Что касается этого, то он потерял свою форму. Жизнь сохранилась лишь в стебле, на котором грустно повис цветок. Его пестики высовываются из-за лепестков, словно лапы какого-то ящера. Но он еще хранит свой алый блистающий евхаристический цвет, словно лепестки были тщательно начищены. В этом тюльпане – богатство шелков Востока, шелков Генуи.
Зубчатые тюльпаны. Их красно-желтые лепестки словно языки пожара; они вьются местами, производя впечатление пламени, раздуваемого ветром.

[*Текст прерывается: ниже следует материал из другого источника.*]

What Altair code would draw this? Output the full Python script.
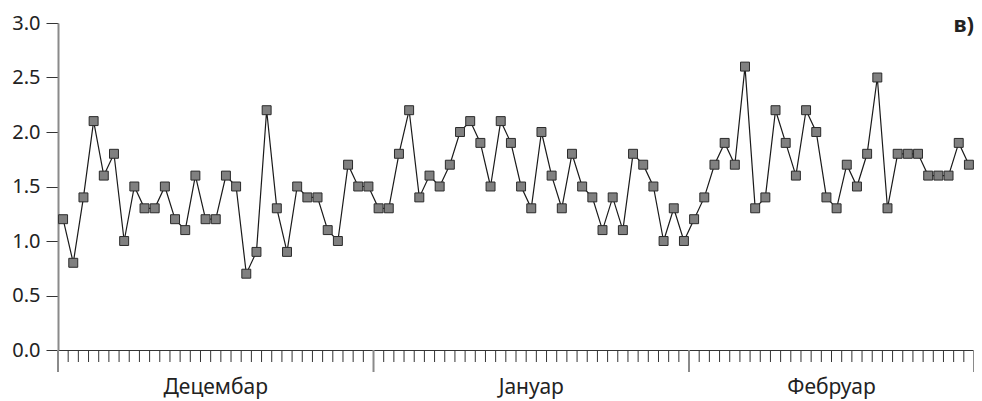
import altair as alt
import pandas as pd

dec = [1.2, 0.8, 1.4, 2.1, 1.6, 1.8, 1.0, 1.5, 1.3, 1.3, 1.5, 1.2, 1.1, 1.6, 1.2, 1.2,
       1.6, 1.5, 0.7, 0.9, 2.2, 1.3, 0.9, 1.5, 1.4, 1.4, 1.1, 1.0, 1.7, 1.5, 1.5]
jan = [1.3, 1.3, 1.8, 2.2, 1.4, 1.6, 1.5, 1.7, 2.0, 2.1, 1.9, 1.5, 2.1, 1.9, 1.5, 1.3,
       2.0, 1.6, 1.3, 1.8, 1.5, 1.4, 1.1, 1.4, 1.1, 1.8, 1.7, 1.5, 1.0, 1.3, 1.0]
feb = [1.2, 1.4, 1.7, 1.9, 1.7, 2.6, 1.3, 1.4, 2.2, 1.9, 1.6, 2.2, 2.0, 1.4, 1.3, 1.7,
       1.5, 1.8, 2.5, 1.3, 1.8, 1.8, 1.8, 1.6, 1.6, 1.6, 1.9, 1.7]
months = ["Децембар", "Јануар", "Фебруар"]
month_lengths = [len(dec), len(jan), len(feb)]
y_ticks = [0.0, 0.5, 1.0, 1.5, 2.0, 2.5, 3.0]
panel_label = "в)"

values = dec + jan + feb
n = len(values)
df = pd.DataFrame({"day": list(range(n)), "value": values})
tdf = pd.DataFrame({"t": list(range(n + 1))})

bounds = [0]
for m in month_lengths:
    bounds.append(bounds[-1] + m)
bdf = pd.DataFrame({"b": bounds})
mdf = pd.DataFrame({
    "month": months,
    "center": [(bounds[i] + bounds[i + 1]) / 2 for i in range(len(months))],
})

W, H = 916, 327
FONT = "Noto Sans"

xscale = alt.Scale(domain=[0, n], nice=False, zero=False)
yscale = alt.Scale(domain=[0, 3], nice=False)

xaxis = alt.Axis(ticks=False, labels=False, title=None, grid=False,
                 domainColor="#333333", domainWidth=1)
yaxis = alt.Axis(values=y_ticks, format=".1f", title=None, grid=False,
                 tickSize=12, tickColor="#333333", domainColor="#8a8a8a",
                 domainWidth=2, labelFontSize=20, labelFont=FONT,
                 labelColor="#222222", labelPadding=6)

base = alt.Chart(df).transform_calculate(xc="datum.day + 0.5")

line = base.mark_line(color="#1a1a1a", strokeWidth=1.2).encode(
    x=alt.X("xc:Q", scale=xscale, axis=xaxis),
    y=alt.Y("value:Q", scale=yscale, axis=yaxis),
)
pts = base.mark_point(shape="square", size=80, filled=True, fill="#808080",
                      stroke="#2a2a2a", strokeWidth=1, opacity=1).encode(
    x=alt.X("xc:Q", scale=xscale),
    y=alt.Y("value:Q", scale=yscale),
)
minor = alt.Chart(tdf).mark_rule(color="#333333", strokeWidth=1).encode(
    x=alt.X("t:Q", scale=xscale),
    y=alt.value(H),
    y2=alt.value(H + 12),
)
major = alt.Chart(bdf).mark_rule(color="#8a8a8a", strokeWidth=2).encode(
    x=alt.X("b:Q", scale=xscale),
    y=alt.value(H),
    y2=alt.value(H + 22),
)
mlabels = alt.Chart(mdf).mark_text(font=FONT, fontSize=21, color="#222222",
                                   baseline="alphabetic", align="center").encode(
    x=alt.X("center:Q", scale=xscale),
    y=alt.value(H + 44),
    text="month:N",
)
plabel = alt.Chart(pd.DataFrame({"t": [panel_label]})).mark_text(
    font=FONT, fontSize=22, fontWeight="bold", color="#222222",
    align="right", baseline="alphabetic").encode(
    x=alt.value(W), y=alt.value(9), text="t:N")

chart = alt.layer(line, minor, major, pts, mlabels, plabel).properties(
    width=W, height=H,
    autosize=alt.AutoSizeParams(type="none"),
    padding={"left": 50, "top": 15, "right": 0, "bottom": 50},
).configure_view(stroke=None).configure_axis(labelFont=FONT)

chart.save("out.html", embed_options={"renderer": "svg", "actions": False})
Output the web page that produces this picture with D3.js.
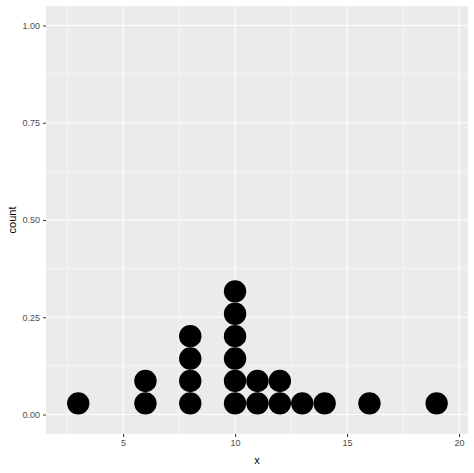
<!DOCTYPE html>
<html><head><meta charset="utf-8">
<script src="https://cdn.jsdelivr.net/npm/d3@7"></script>
<style>body{margin:0;background:#fff}text{font-family:"Liberation Sans",Arial,sans-serif}</style>
</head><body>
<div id="chart"></div>
<script>
const xValues = [3, 6, 8, 10, 11, 12, 13, 14, 16, 19];
const counts = [1, 2, 4, 6, 2, 2, 1, 1, 1, 1];
const xTicks = [5, 10, 15, 20];
const yTicks = [0, 0.25, 0.5, 0.75, 1];

const W = 474, H = 473;
const panel = { left: 46, right: 468, top: 6, bottom: 434 };

const svg = d3.select('#chart').append('svg').attr('width', W).attr('height', H);

const x = d3.scaleLinear().domain([1.56, 20.4]).range([panel.left, panel.right]);
const y = d3.scaleLinear().domain([-0.05, 1.05]).range([panel.bottom, panel.top]);

svg.append('rect').attr('x', panel.left).attr('y', panel.top)
  .attr('width', panel.right - panel.left).attr('height', panel.bottom - panel.top)
  .attr('fill', '#EBEBEB');

const g = svg.append('g');
// minor grid
const xMinor = [2.5, 7.5, 12.5, 17.5];
const yMinor = [0.125, 0.375, 0.625, 0.875];
g.selectAll('.xmin').data(xMinor).enter().append('line')
  .attr('x1', d => x(d)).attr('x2', d => x(d)).attr('y1', panel.top).attr('y2', panel.bottom)
  .attr('stroke', '#fff').attr('stroke-width', 0.5);
g.selectAll('.ymin').data(yMinor).enter().append('line')
  .attr('y1', d => y(d)).attr('y2', d => y(d)).attr('x1', panel.left).attr('x2', panel.right)
  .attr('stroke', '#fff').attr('stroke-width', 0.5);
g.selectAll('.xmaj').data(xTicks).enter().append('line')
  .attr('x1', d => x(d)).attr('x2', d => x(d)).attr('y1', panel.top).attr('y2', panel.bottom)
  .attr('stroke', '#fff').attr('stroke-width', 1.1);
g.selectAll('.ymaj').data(yTicks).enter().append('line')
  .attr('y1', d => y(d)).attr('y2', d => y(d)).attr('x1', panel.left).attr('x2', panel.right)
  .attr('stroke', '#fff').attr('stroke-width', 1.1);

// dots
const r = (x(1) - x(0)) / 2;
const dots = [];
xValues.forEach((v, i) => { for (let k = 0; k < counts[i]; k++) dots.push({ x: v, k }); });
svg.selectAll('circle').data(dots).enter().append('circle')
  .attr('cx', d => x(d.x)).attr('cy', d => y(0) - r - d.k * 2 * r).attr('r', r)
  .attr('fill', '#000');

// axes
const xAxis = svg.append('g').attr('transform', `translate(0,${panel.bottom})`)
  .call(d3.axisBottom(x).tickValues(xTicks).tickSize(3).tickPadding(3).tickFormat(d3.format('d')));
const yAxis = svg.append('g').attr('transform', `translate(${panel.left},0)`)
  .call(d3.axisLeft(y).tickValues(yTicks).tickSize(3).tickPadding(3).tickFormat(d3.format('.2f')));
[xAxis, yAxis].forEach(a => {
  a.select('.domain').remove();
  a.selectAll('line').attr('stroke', '#333');
  a.selectAll('text').attr('fill', '#4D4D4D').style('font-size', '9px');
});

svg.append('text').attr('x', (panel.left + panel.right) / 2).attr('y', 464)
  .attr('text-anchor', 'middle').style('font-size', '11px').text('x');
svg.append('text').attr('transform', `translate(16,${(panel.top + panel.bottom) / 2}) rotate(-90)`)
  .attr('text-anchor', 'middle').style('font-size', '11px').text('count');
</script>
</body></html>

Ибо некоторые цветы обжигают. Вот эти – прямо раскаленные. Склонившись из вазы, тюльпаны полыхают в воздухе. Кажется, будто видишь языки пламени, которые вырываются со всех сторон под напором ветра.
А есть цветы, способные сглазить. Не источают ли они некие неуловимые флюиды?
Именно листьям белая ромашка доверила свою красоту. Покуда стебель тянется вверх, лист очерчивает зарубку, потом, выше, две другие, пошире, и каждая из этих зарубок в виде язычка.
Особым листьям выпало счастье окружать бутон, гордость всего растения, уже великолепный своими неровностями и который станет очень красивым в своей простоте цветком.
Похожая на солнце ромашка – это цветок детей и влюбленных. Влюбленная женщина дарит его поэтам, художникам.
В своих направленных вверх листьях она принимает форму ажурной вазы из кованого железа. Склоняясь и увядая, превращается в ветвящийся орнамент. Поникшая, уже готовая опасть, становится похожа на маленькую руку, маленькую лапку со слишком многочисленными, судорожно сжатыми пальчиками. Многие увядшие ромашки – это маленькие ламбрекены [154] .
Молодой и свежий этот цветок – восхитительная основа для орнамента. Все декораторы прекрасных времен изучали его. Его лист – французский акант.
154
Ламбрекен– резное украшение по краю навеса, крыши (Прим. пер.).
Ландыш луговой цветет в то же время, что и первоцвет, потому что красота этих двух цветов уготовила им симметричные места в букете весны.
И тот и другой очень женственны.
Один лесной цветок напоминает байдарку с ее гребцами. Он делает разворот, чтобы вернуться к самому себе.
У этого растения все листья в чернильных пятнах. Мне он не знаком. Может, это цветок школяров? Писарей?
Листочек фиалки в форме сердца.
У дрока крохотные зеленые листочки, похожие на чечевицу; стебель четырехугольный, как церковь Сент-Гюдюль.